Psychological Analysis (Jungian & Freudian)
Jung: The gutter is the personal shadow; gold is the Self’s luminous center. To reach individuation you must “kiss the leper”—embrace despised aspects. Refusal keeps you in superficial persona life; acceptance floods the ego with previously split-off vitality. Note the dream’s affect: if you feel secret triumph, the shadow may be gifting energy; if disgust dominates, the ego is still resisting integration.
Freud: Money equals excrement in infantile libido economics; the gutter is the toilet-bowl of repressed anal-phase desires (control, possession, filthy pleasure). Finding gold there sublimates anal eroticism into ambition: you want to “get dirty” wealth but need societal permission. Guilt appears because the superego labels such profit “filthy.” Resolution: consciously acknowledge your wish for power/security, then channel it into ethical enterprises; the dream’s gold stays golden only when its origin is confessed, not concealed.
What to Do Next?
- Reality-check your finances: Are any “messy” opportunities actually viable? List pros without censoring.

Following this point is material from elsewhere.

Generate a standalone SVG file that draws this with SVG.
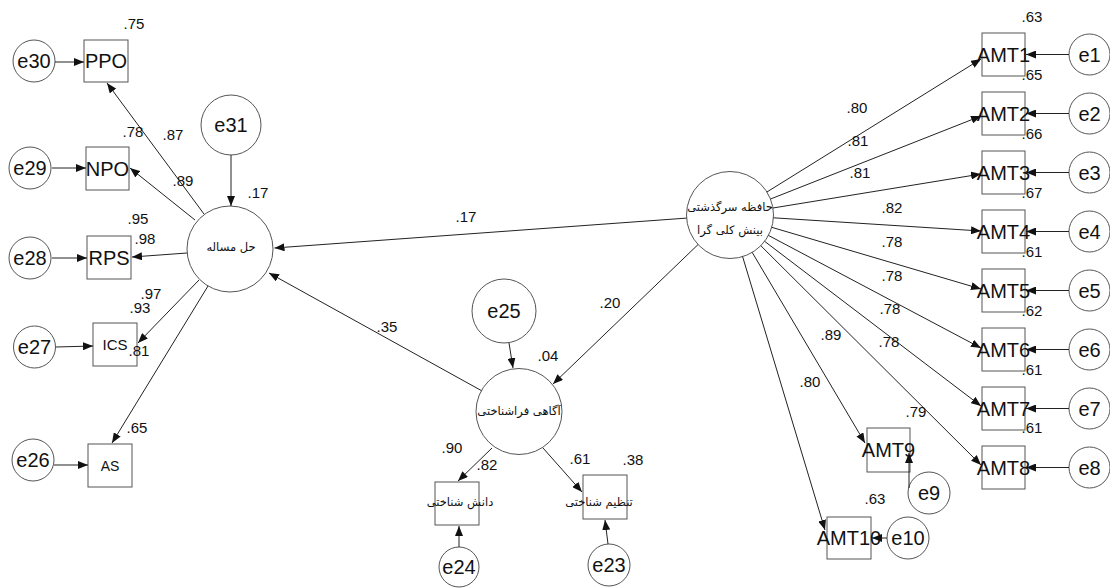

- Shadow-write: Set a 10-minute timer. Finish, “The part of me I throw in the gutter is…” Let the answer surprise you.
- Create a ritual cleansing: After handling dirty money or compromising tasks, physically wash hands while stating, “I transmute this into good.” Symbolic acts train the psyche to integrate, not split.
- Talk to a trusted friend about a secret ambition you’ve labeled trash. Exposure robs shame of power.
- If the dream recurs, draw or paint the gutter; coloring the gold helps consciousness claim it.
FAQ
Is finding gutter gold a bad omen?
Not inherently. Miller warned of disputed property, but psychologically the dispute is internal—ego vs. shadow. Approach the dream as a call to honest self-assessment rather than external loss.
Does the dream mean I will receive unexpected money?
Possibly, but the primary treasure is psychological: unrecognized talents or rejected emotions ready to convert into energy. Material windfalls tend to follow only after you integrate the inner gold.
Why do I feel guilty when I pick up the gold?
Guilt signals moral programming: “Good people don’t profit from dirt.” Examine who taught you that worth must be “clean” to count. Reframing gold as redemption, not theft, dissolves the guilt.
Summary
A gutter overflowing with gold is your psyche’s bold declaration: the highest value lies buried in what you discard. Claim it with humility and transparency, and the treasure remains gold; deny it, and you risk sliding into the very degradation you fear.
From the 1901 Archives"To dream of a gutter, is a sign of degradation. You will be the cause of unhappiness to others. To find articles of value in a gutter, your right to certain property will be questioned."